Exemption from the Trust Indenture Act
The plaintiffs argued that the Trust Indenture Act of 1939 protected their right to sue for principal and interest without the need for compliance with the indenture's conditions. The court rejected this argument, clarifying that the bonds in question were exempt from the provisions of the Trust Indenture Act under the Interstate Commerce Act. The court explained that securities issued by carriers under the oversight of the Interstate Commerce Commission (I.C.C.) were specifically excluded from the Trust Indenture Act's requirements. This exemption meant that the plaintiffs could not circumvent the conditions set forth in the indenture by invoking the Trust Indenture Act. The court's analysis underscored the importance of recognizing the statutory exemptions applicable to specific securities and the necessity for plaintiffs to adhere to the legal frameworks governing their bonds.

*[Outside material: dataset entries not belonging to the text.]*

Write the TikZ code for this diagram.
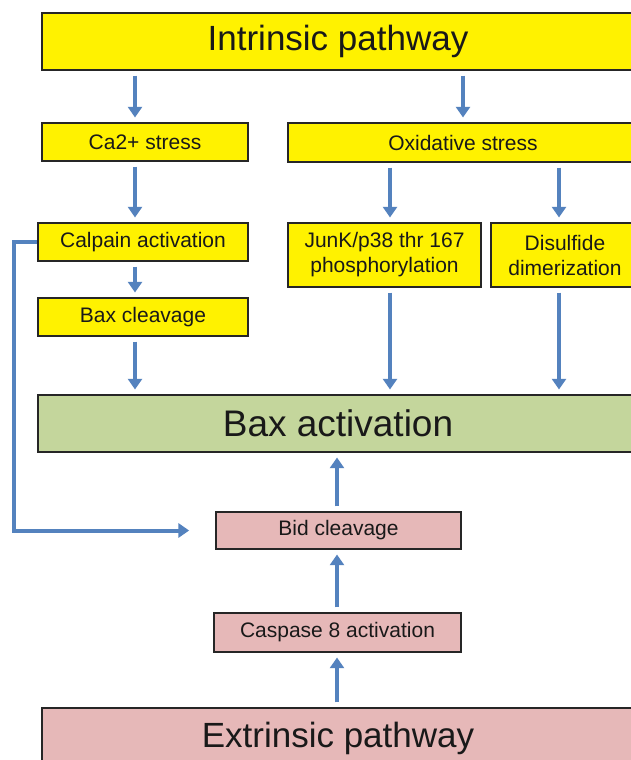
\documentclass[tikz,border=0pt]{standalone}
\usepackage{fontspec}
\setmainfont{Liberation Sans}
\usetikzlibrary{calc,arrows.meta}
\definecolor{arrblue}{RGB}{84,130,190}
\definecolor{baxgreen}{RGB}{196,214,156}
\definecolor{extpink}{RGB}{230,184,184}

\begin{document}
\begin{tikzpicture}[x=0.75pt,y=-0.75pt,
		box/.style={draw=black!85,line width=1.3pt,inner sep=0pt,align=center,text=black!90,
			font=\fontsize{15.75}{18.75}\selectfont},
		ybox/.style={box,fill=yellow},
		pbox/.style={box,fill=extpink},
		big/.style={font=\fontsize{26.25}{30}\selectfont},
		arr/.style={draw=arrblue,line width=3pt,-{Triangle[length=8pt,width=10.5pt]},
			shorten <=3.5pt,shorten >=3.5pt}]
				\useasboundingbox (0,0) rectangle (631,760);
				\fill[white] (0,0) rectangle (631,760);
				\clip (0,0) rectangle (631,760);
				\coordinate (colA) at (135,0);
				\coordinate (colB) at (390,0);
				\coordinate (colC) at (559,0);
				\coordinate (colD) at (337,0);
				\node[ybox,big,minimum width=444pt,minimum height=42.75pt] (intr) at (338,41.5) {Intrinsic pathway};
				\node[ybox,minimum width=154.5pt,minimum height=28.5pt] (ca) at (145,142) {Ca2+ stress};
				\node[ybox,minimum width=262.5pt,minimum height=29.25pt] (oxi) at (463,142.5) {Oxidative stress};
				\node[ybox,minimum width=157.5pt,minimum height=28.5pt] (calp) at (143,242) {Calpain activation};
				\node[ybox,minimum width=144.75pt,minimum height=48pt] (junk) at (384.5,255) {JunK/p38 thr 167\\phosphorylation};
				\node[ybox,minimum width=111pt,minimum height=48pt] (disu) at (565,255) {Disulfide\\dimerization};
				\node[ybox,minimum width=157.5pt,minimum height=28.5pt] (baxcl) at (143,317) {Bax cleavage};
				\node[box,fill=baxgreen,font=\fontsize{27.75}{32}\selectfont,minimum width=450pt,minimum height=42.75pt] (baxact) at (338,423.5) {Bax activation};
				\node[pbox,minimum width=183.75pt,minimum height=27.75pt] (bid) at (338.5,530.5) {Bid cleavage};
				\node[pbox,minimum width=185.25pt,minimum height=29.25pt] (casp) at (337.5,632.5) {Caspase 8 activation};
				\node[pbox,big,minimum width=444pt,minimum height=45pt] (extr) at (338,738) {Extrinsic pathway};
				\draw[arr] (intr.south -| colA) -- (ca.north -| colA);
				\draw[arr] (intr.south -| oxi.north) -- (oxi.north);
				\draw[arr] (ca.south -| colA) -- (calp.north -| colA);
				\draw[arr] (oxi.south -| colB) -- (junk.north -| colB);
				\draw[arr] (oxi.south -| colC) -- (disu.north -| colC);
				\draw[arr] (calp.south -| colA) -- (baxcl.north -| colA);
				\draw[arr] (baxcl.south -| colA) -- (baxact.north -| colA);
				\draw[arr] (junk.south -| colB) -- (baxact.north -| colB);
				\draw[arr] (disu.south -| colC) -- (baxact.north -| colC);
				\draw[arr] (bid.north -| colD) -- (baxact.south -| colD);
				\draw[arr] (casp.north -| colD) -- (bid.south -| colD);
				\draw[arr] (extr.north -| colD) -- (casp.south -| colD);
				\draw[arr,shorten <=0pt,shorten >=0pt] (calp.west) -- ++(-23,0) |- ($(bid.west)+(-26,0)$);
			\end{tikzpicture}
\end{document}
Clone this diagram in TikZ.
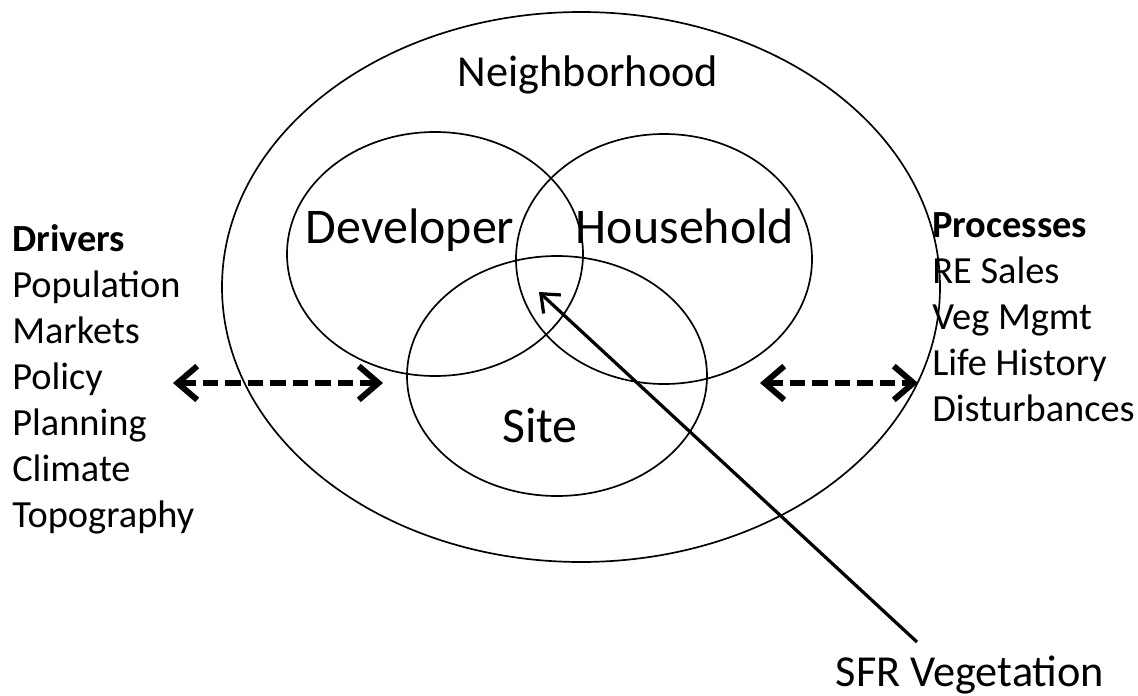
\documentclass[tikz,border=0pt]{standalone}
\usepackage{fontspec}
\setmainfont{Carlito}
\usetikzlibrary{arrows.meta}

\tikzset{
  ring/.style={draw, line width=1.2pt},
  bigtext/.style={inner sep=0pt, anchor=base, font=\fontsize{35.5}{40}\selectfont},
  midtext/.style={inner sep=0pt, anchor=base, font=\fontsize{31.5}{36}\selectfont},
  listtext/.style={inner sep=0pt, anchor=base west, align=left, font=\fontsize{27.3}{32.7}\selectfont},
  linkarrow/.style={line width=4.2pt, dash pattern=on 11pt off 5pt,
    {Straight Barb[length=14pt,width=24pt]}-{Straight Barb[length=14pt,width=24pt]}},
  pointer/.style={line width=2.3pt, -{Straight Barb[length=11pt,width=18pt]}}
}

\begin{document}
\begin{tikzpicture}[x=0.025cm, y=-0.025cm]
\useasboundingbox (0,0) rectangle (1138,696);

% nested sets
\draw[ring] (581,287) ellipse [x radius=359, y radius=275];
\draw[ring] (435,254) ellipse [x radius=148, y radius=122];
\draw[ring] (664,259) ellipse [x radius=148, y radius=125];
\draw[ring] (557,376) ellipse [x radius=150, y radius=120];

\node[midtext] (neighborhood) at (588,87) {Neighborhood};
\node[bigtext] (developer) at (410,243) {Developer};
\node[bigtext] (household) at (685,243) {Household};
\node[bigtext] (site) at (540,442) {Site};

% side lists (anchored on the last line)
\node[listtext] (drivers) at (12,527) {\textbf{Drivers}\\Population\\Markets\\Policy\\Planning\\Climate\\Topography};
\node[listtext] (processes) at (932,421) {\textbf{Processes}\\RE Sales\\Veg Mgmt\\Life History\\Disturbances};

\coordinate (driversend) at (173,383);
\coordinate (neighborleft) at (383,383);
\coordinate (neighborright) at (760,383);
\coordinate (processesend) at (918,383);
\draw[linkarrow] (driversend) -- (neighborleft);
\draw[linkarrow] (neighborright) -- (processesend);

% label pointing into the overlap
\node[midtext] (sfr) at (970,686) {SFR Vegetation};
\coordinate (sfrtail) at (917,642);
\coordinate (overlap) at (539,292);
\draw[pointer] (sfrtail) -- (overlap);
\end{tikzpicture}
\end{document}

Proposed Amendments and the Merger in Fact Claim
The court also addressed the plaintiffs' motion to amend their complaint to include additional claims based on the hypothesis of a "merger in fact" between BO and CO. The court found these proposed amendments to be speculative and lacking merit. It noted that the I.C.C. had approved the transaction and acts that the plaintiffs labeled a merger, and without I.C.C. approval for a formal merger, any such claim lacked legal standing. The court highlighted that the plaintiffs' claims were essentially a collateral challenge to the I.C.C.’s approval, which was not permissible. The proposed amendments failed to allege any actionable facts that would demonstrate a violation of the Interstate Commerce Act or any causal relationship between the alleged merger and the plaintiffs' inability to recover on their bonds. As a result, the court denied the motion to amend, finding that the proposed claims were insufficient as a matter of law.
Reasonableness of the Trustee's Actions
The plaintiffs contended that the trustee's refusal to sue was unreasonable, and therefore they should be allowed to bypass the indenture’s "no action" clause. The court addressed this argument by examining the reasonableness of the trustee's actions. It concluded that the trustee's insistence on receiving a request from 25% of the bondholders and adequate indemnity before proceeding with litigation was a reasonable requirement. The court noted that such provisions were designed to prevent frivolous litigation and protect the interests of all bondholders, not just those of individual plaintiffs. The court cited case law supporting the view that these restrictions are both reasonable and necessary to avoid burdensome and potentially harmful litigation. The plaintiffs' inability to meet these requirements meant that they could not unilaterally decide to pursue legal action, and the court found no basis to allow them to circumvent the established procedures outlined in the indenture.